** Start **

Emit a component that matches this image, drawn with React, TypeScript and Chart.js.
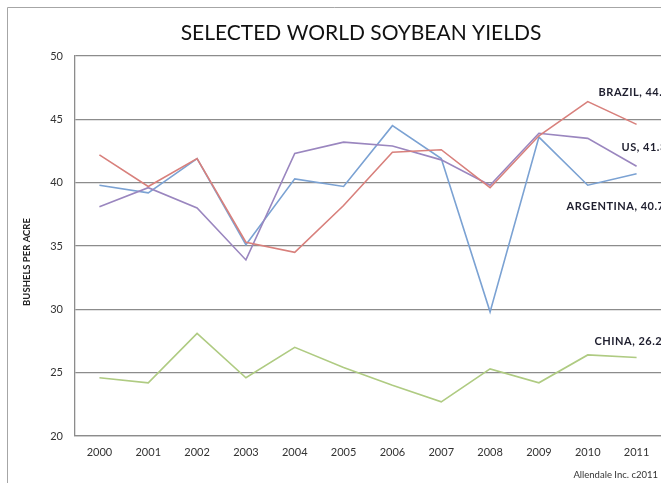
import React, { useEffect, useRef } from "react";
import { Chart, registerables } from "chart.js";

Chart.register(...registerables);

const years = ["2000", "2001", "2002", "2003", "2004", "2005", "2006", "2007", "2008", "2009", "2010", "2011"];
const brazil = [42.2, 39.7, 41.9, 35.3, 34.5, 38.2, 42.4, 42.6, 39.6, 43.7, 46.4, 44.6];
const us = [38.1, 39.6, 38.0, 33.9, 42.3, 43.2, 42.9, 41.8, 39.8, 43.9, 43.5, 41.3];
const argentina = [39.8, 39.2, 41.9, 35.1, 40.3, 39.7, 44.5, 41.9, 29.8, 43.6, 39.8, 40.7];
const china = [24.6, 24.2, 28.1, 24.6, 27.0, 25.4, 24.0, 22.7, 25.3, 24.2, 26.4, 26.2];
const seriesNames = ["BRAZIL", "US", "ARGENTINA", "CHINA"];
const yTicks = [20, 25, 30, 35, 40, 45, 50];
const chartTitle = "SELECTED WORLD SOYBEAN YIELDS";
const yTitle = "BUSHELS PER ACRE";
const footer = "Allendale Inc. c2011";

const FONT = "Lato, 'Open Sans', sans-serif";

// label offsets (px) from each series' last point
const labelOffsets = [
  { dx: -38, dy: -32 },
  { dx: -15, dy: -19 },
  { dx: -70, dy: 33 },
  { dx: -42, dy: -16 },
];

const decorPlugin = {
  id: "decor",
  beforeDraw(chart: any) {
    const ctx = chart.ctx;
    ctx.save();
    ctx.strokeStyle = "#a6a6a6";
    ctx.lineWidth = 1;
    ctx.beginPath();
    ctx.moveTo(7.5, chart.height);
    ctx.lineTo(7.5, 7.5);
    ctx.lineTo(chart.width, 7.5);
    ctx.stroke();
    ctx.restore();
  },
  afterDraw(chart: any) {
    const ctx = chart.ctx;
    // main title
    ctx.save();
    ctx.fillStyle = "#111";
    ctx.font = `21px ${FONT}`;
    ctx.textAlign = "center";
    ctx.textBaseline = "middle";
    ctx.fillText(chartTitle, 361, 33);
    ctx.restore();

    // y axis title
    ctx.save();
    ctx.fillStyle = "#222";
    ctx.font = `bold 9.5px ${FONT}`;
    ctx.textAlign = "center";
    ctx.textBaseline = "middle";
    ctx.translate(27, 262);
    ctx.rotate(-Math.PI / 2);
    ctx.fillText(yTitle, 0, 0);
    ctx.restore();

    ctx.save();
    ctx.fillStyle = "#333";
    ctx.font = `9.5px ${FONT}`;
    ctx.textAlign = "right";
    ctx.textBaseline = "middle";
    ctx.fillText(footer, 658, 475);
    ctx.restore();

    // data labels at series ends
    ctx.save();
    ctx.fillStyle = "#1e1e2e";
    ctx.font = `bold 11px ${FONT}`;
    try {
      (ctx as any).letterSpacing = "0.5px";
    } catch (e) {}
    ctx.textAlign = "left";
    ctx.textBaseline = "middle";
    chart.data.datasets.forEach((ds: any, i: number) => {
      const meta = chart.getDatasetMeta(i);
      const last = meta.data[meta.data.length - 1];
      const val = ds.data[ds.data.length - 1];
      const off = labelOffsets[i];
      ctx.fillText(`${seriesNames[i]}, ${val.toFixed(1)}`, last.x + off.dx, last.y + off.dy);
    });
    ctx.restore();
  },
};

export default function App() {
  const ref = useRef<HTMLCanvasElement | null>(null);
  useEffect(() => {
    if (!ref.current) return;
    const chart = new Chart(ref.current, {
      type: "line",
      data: {
        labels: years,
        datasets: [
          { label: seriesNames[0], data: brazil, borderColor: "#d8807c", backgroundColor: "#d8807c" },
          { label: seriesNames[1], data: us, borderColor: "#9a86bf", backgroundColor: "#9a86bf" },
          { label: seriesNames[2], data: argentina, borderColor: "#7ba2d3", backgroundColor: "#7ba2d3" },
          { label: seriesNames[3], data: china, borderColor: "#afcb82", backgroundColor: "#afcb82" },
        ].map((d) => ({ ...d, borderWidth: 1.6, pointRadius: 0, tension: 0, fill: false })),
      },
      options: {
        responsive: false,
        animation: false,
        layout: { padding: { left: 0, right: 0, top: 56, bottom: 0 } },
        plugins: {
          legend: { display: false },
          tooltip: { enabled: false },
          title: { display: false },
        },
        scales: {
          x: {
            type: "category",
            offset: true,
            grid: { display: false, drawTicks: false },
            border: { display: true, color: "#8c8c8c", width: 1.3 },
            ticks: { color: "#333", font: { family: FONT, size: 11 }, padding: 10, maxRotation: 0, autoSkip: false },
            afterFit: (s: any) => {
              s.height = 47;
            },
          },
          y: {
            min: 20,
            max: 50,
            afterBuildTicks: (s: any) => {
              s.ticks = yTicks.map((v) => ({ value: v }));
            },
            grid: { color: "#8c8c8c", lineWidth: 1.3, drawTicks: false },
            border: { display: true, color: "#8c8c8c", width: 1.3 },
            ticks: { color: "#333", font: { family: FONT, size: 11 }, padding: 12 },
            afterFit: (s: any) => {
              s.width = 75;
            },
          },
        },
      },
      plugins: [decorPlugin],
    });
    return () => chart.destroy();
  }, []);
  return (
    <div style={{ position: "absolute", left: 0, top: 0, width: 661, height: 483 }}>
      <canvas ref={ref} width={661} height={483} style={{ display: "block", width: 661, height: 483 }} />
    </div>
  );
}
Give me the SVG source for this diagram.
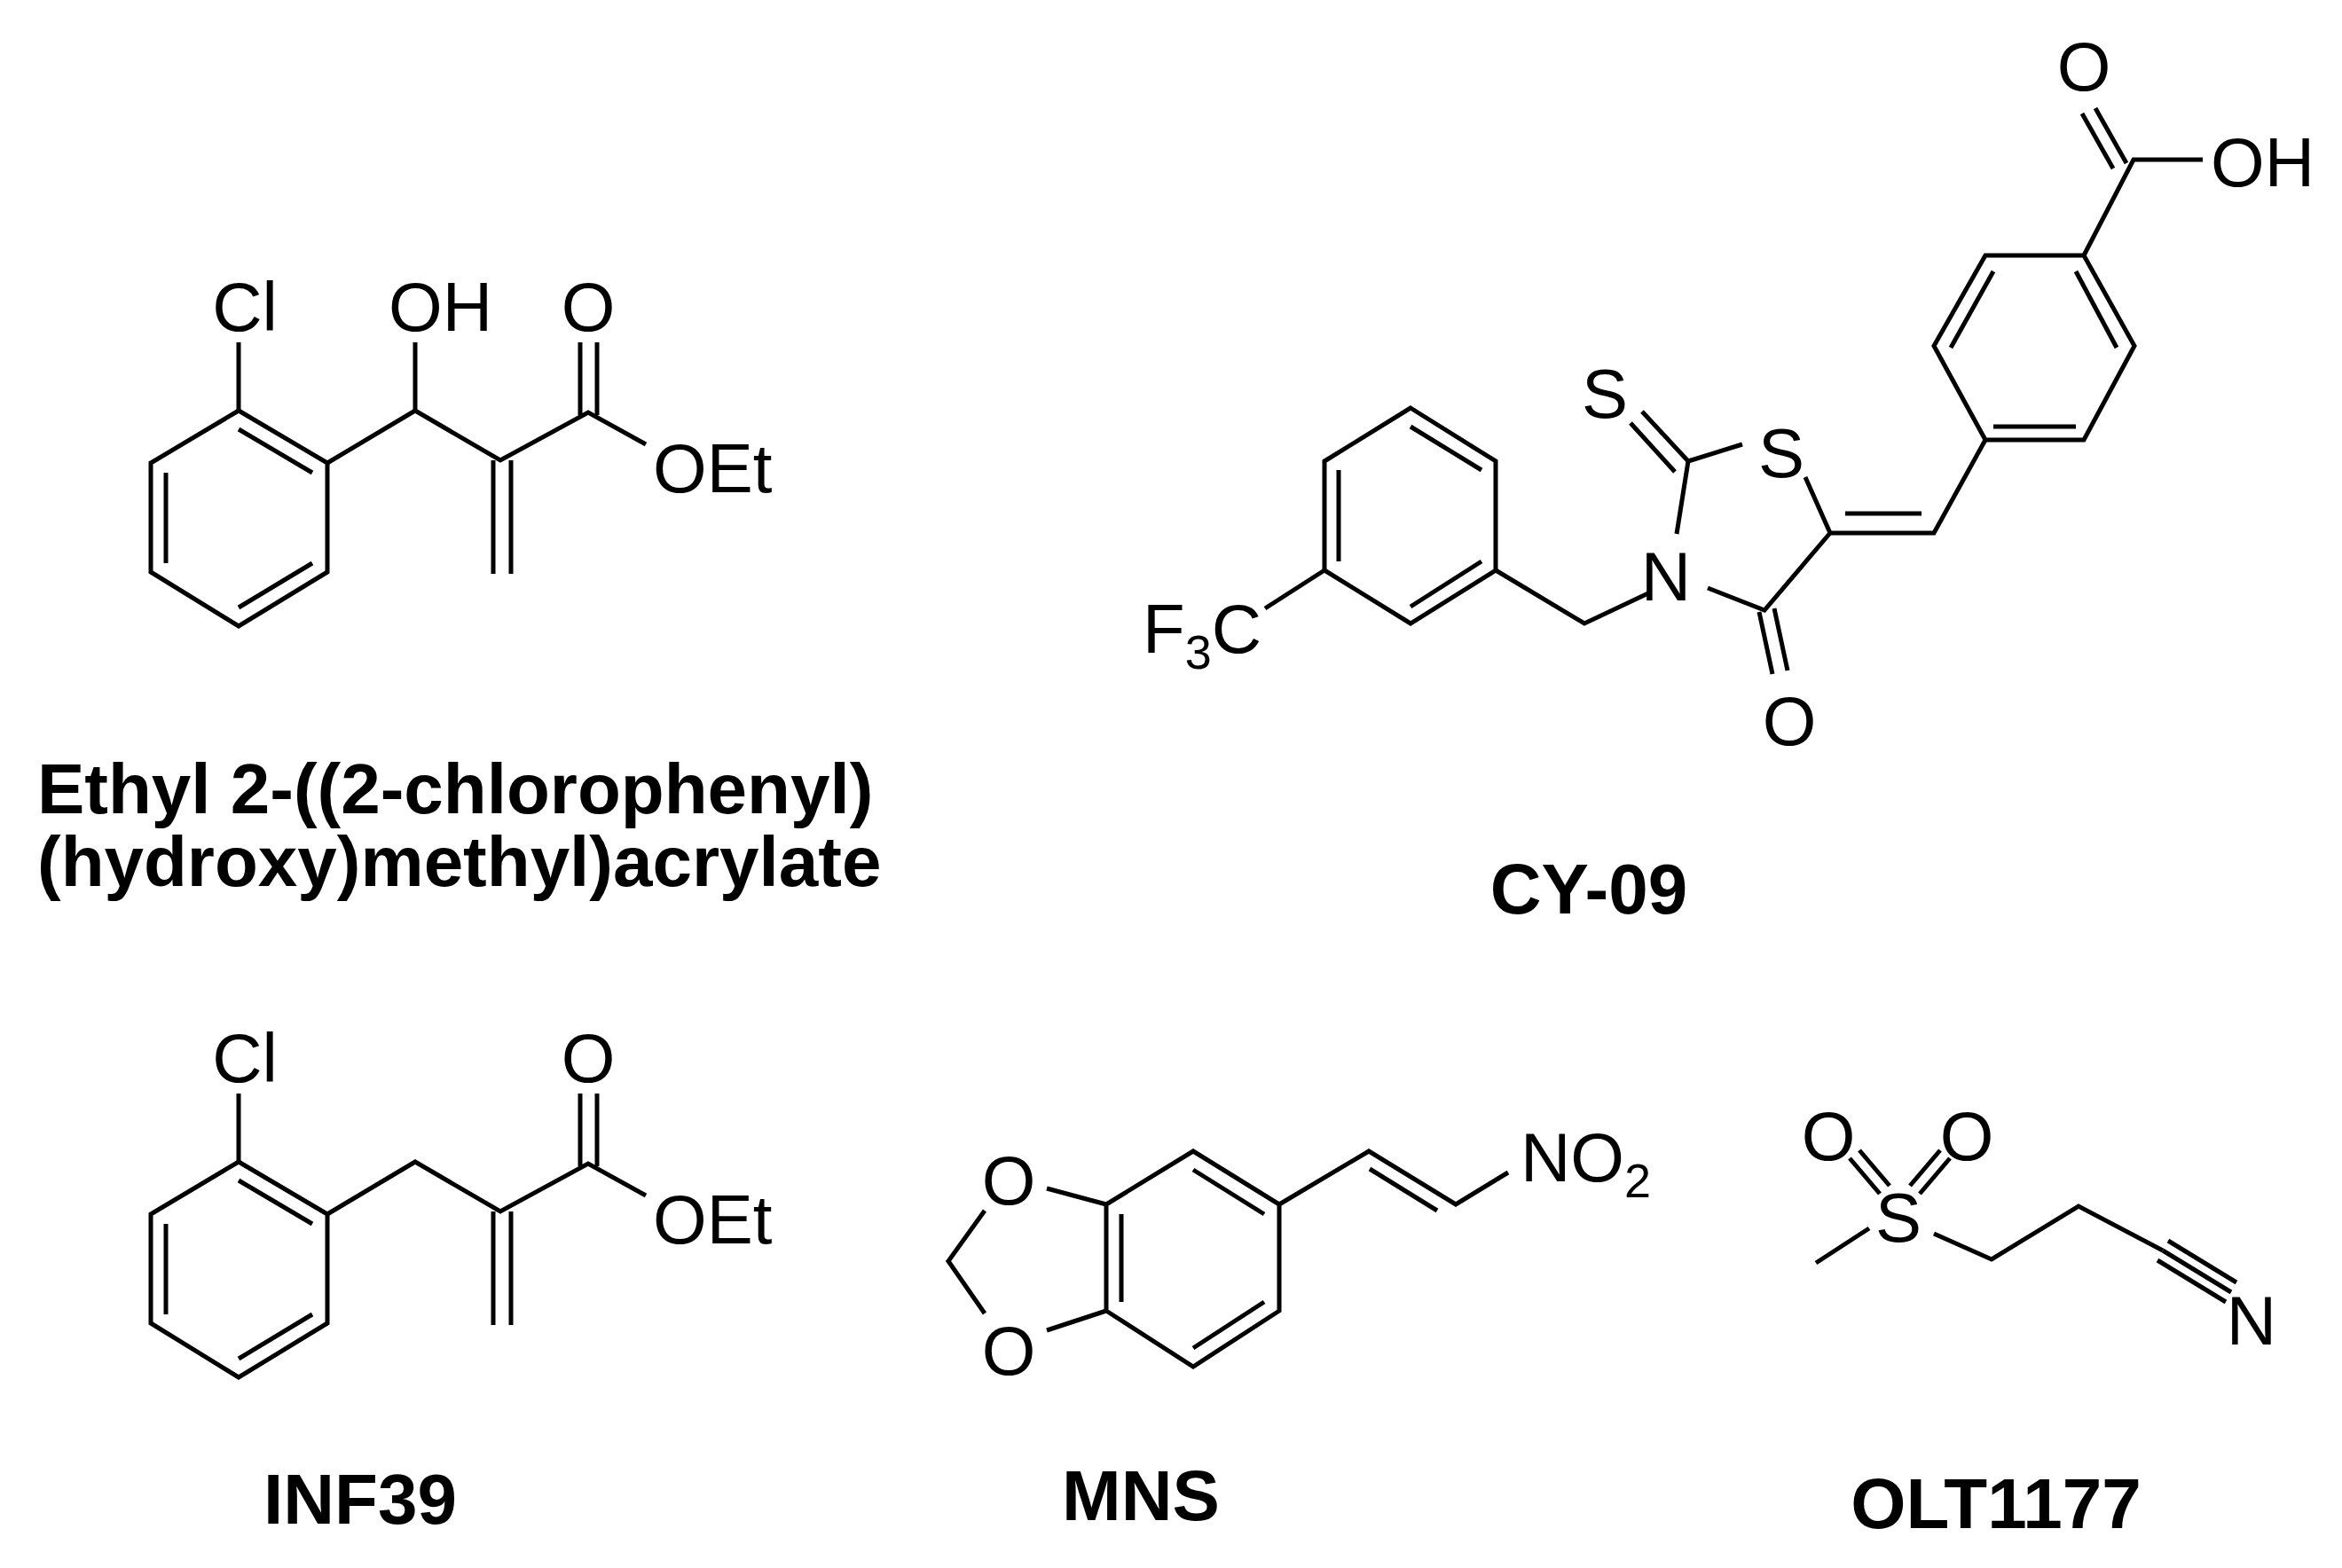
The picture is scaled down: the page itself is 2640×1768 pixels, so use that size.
<svg xmlns="http://www.w3.org/2000/svg" width="2640" height="1768" viewBox="0 0 2640 1768">
<style>
line,polyline,polygon{stroke:#000;stroke-width:5;fill:none;stroke-linejoin:miter;stroke-linecap:butt}
text{font-family:"Liberation Sans",Arial,sans-serif;font-size:78px;fill:#000}
.m{text-anchor:middle}
.t{font-weight:bold;font-size:80px}
.s{font-size:54px}
</style>
<rect width="2640" height="1768" fill="#fff"/>
<g id="mol1">
<polygon points="269,463 369,522 369,645 269,706 170,645 170,522"/>
<line x1="269" y1="484" x2="352" y2="533"/><line x1="187" y1="533" x2="187" y2="635"/><line x1="269" y1="685" x2="352" y2="635"/>
<line x1="269" y1="386" x2="269" y2="463"/>
<polyline points="369,522 468,463 564,519 663,465 728,501"/>
<line x1="468" y1="463" x2="468" y2="386"/>
<line x1="556" y1="519" x2="556" y2="647"/><line x1="576" y1="519" x2="576" y2="647"/>
<line x1="654" y1="468" x2="654" y2="386"/><line x1="673" y1="468" x2="673" y2="386"/>
<text x="276" y="373" class="m">Cl</text>
<text x="438" y="373">OH</text>
<text x="663" y="373" class="m">O</text>
<text x="736" y="555">OEt</text>
<text x="42" y="917" class="t">Ethyl 2-((2-chlorophenyl)</text>
<text x="42" y="999" class="t">(hydroxy)methyl)acrylate</text>
</g>
<g id="cy09">
<polygon points="2349,288 2238,288 2180,390 2238,496 2349,496 2406,390"/>
<line x1="2247" y1="306" x2="2199" y2="392"/><line x1="2340" y1="306" x2="2386" y2="392"/><line x1="2247" y1="481" x2="2340" y2="481"/>
<polyline points="2349,288 2405,180 2483,180"/>
<line x1="2397" y1="184" x2="2362" y2="122"/><line x1="2382" y1="190" x2="2347" y2="128"/>
<text x="2349" y="102" class="m">O</text>
<text x="2492" y="210">OH</text>
<polyline points="2238,496 2180,601 2063,601 2035,538"/>
<line x1="2080" y1="579" x2="2166" y2="579"/>
<polyline points="1964,501 1903,520 1890,602"/>
<polyline points="1925,663 1989,688 2063,601"/>
<line x1="1903" y1="520" x2="1851" y2="464"/><line x1="1888" y1="532" x2="1838" y2="477"/>
<line x1="1983" y1="690" x2="1998" y2="760"/><line x1="2000" y1="686" x2="2015" y2="756"/>
<text x="2008" y="538" class="m">S</text>
<text x="1809" y="471" class="m">S</text>
<text x="1878" y="677" class="m">N</text>
<text x="2017" y="840" class="m">O</text>
<polyline points="1860,668 1786,703 1686,643"/>
<polygon points="1590,460 1686,520 1686,643 1590,703 1493,643 1493,520"/>
<line x1="1590" y1="481" x2="1670" y2="530"/><line x1="1509" y1="530" x2="1509" y2="633"/><line x1="1590" y1="684" x2="1670" y2="633"/>
<line x1="1493" y1="643" x2="1426" y2="686"/>
<text x="1288" y="736">F<tspan class="s" dy="18">3</tspan><tspan dy="-18">C</tspan></text>
<text x="1791" y="1030" class="m t">CY-09</text>
</g>
<g id="inf39" transform="translate(0,847)">
<polygon points="269,463 369,522 369,645 269,706 170,645 170,522"/>
<line x1="269" y1="484" x2="352" y2="533"/><line x1="187" y1="533" x2="187" y2="635"/><line x1="269" y1="685" x2="352" y2="635"/>
<line x1="269" y1="386" x2="269" y2="463"/>
<polyline points="369,522 468,463 564,519 663,465 728,501"/>
<line x1="556" y1="519" x2="556" y2="647"/><line x1="576" y1="519" x2="576" y2="647"/>
<line x1="654" y1="468" x2="654" y2="386"/><line x1="673" y1="468" x2="673" y2="386"/>
<text x="276" y="373" class="m">Cl</text>
<text x="663" y="373" class="m">O</text>
<text x="736" y="555">OEt</text>
</g>
<text x="406" y="1718" class="m t">INF39</text>
<g id="mns">
<polygon points="1345,1298 1442,1358 1442,1478 1345,1541 1247,1478 1247,1358"/>
<line x1="1345" y1="1319" x2="1425" y2="1369"/><line x1="1264" y1="1369" x2="1264" y2="1468"/><line x1="1345" y1="1520" x2="1425" y2="1468"/>
<line x1="1247" y1="1358" x2="1180" y2="1340"/>
<polyline points="1110,1365 1069,1422 1110,1481"/>
<line x1="1247" y1="1478" x2="1180" y2="1500"/>
<text x="1137" y="1358" class="m">O</text>
<text x="1137" y="1550" class="m">O</text>
<polyline points="1442,1358 1543,1298 1641,1358 1700,1322"/>
<line x1="1544" y1="1318" x2="1620" y2="1365"/>
<text x="1714" y="1332">NO<tspan class="s" dy="18">2</tspan></text>
<text x="1286" y="1714" class="m t">MNS</text>
</g>
<g id="olt1177">
<text x="2061" y="1308" class="m">O</text>
<text x="2217" y="1308" class="m">O</text>
<text x="2140" y="1400" class="m">S</text>
<line x1="2085" y1="1306" x2="2119" y2="1346"/><line x1="2096" y1="1297" x2="2130" y2="1337"/>
<line x1="2198" y1="1306" x2="2164" y2="1346"/><line x1="2187" y1="1297" x2="2153" y2="1337"/>
<line x1="2047" y1="1424" x2="2107" y2="1385"/>
<polyline points="2180,1391 2245,1420 2343,1360 2438,1410"/>
<line x1="2438" y1="1410" x2="2515" y2="1457"/>
<line x1="2444" y1="1399" x2="2521" y2="1446"/>
<line x1="2432" y1="1421" x2="2509" y2="1468"/>
<text x="2538" y="1516" class="m">N</text>
<text x="2250" y="1723" class="m t">OLT1177</text>
</g>
</svg>
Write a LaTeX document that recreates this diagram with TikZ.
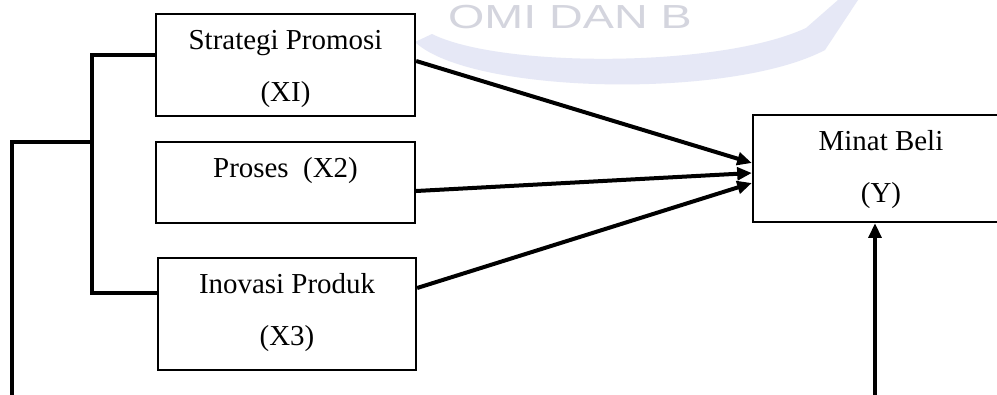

** End **

From the records above, pick out and copy each line holding the word "diagram".

● **Completed task**:
Give me the SVG source for this diagram.
Write a LaTeX document that recreates this diagram with TikZ.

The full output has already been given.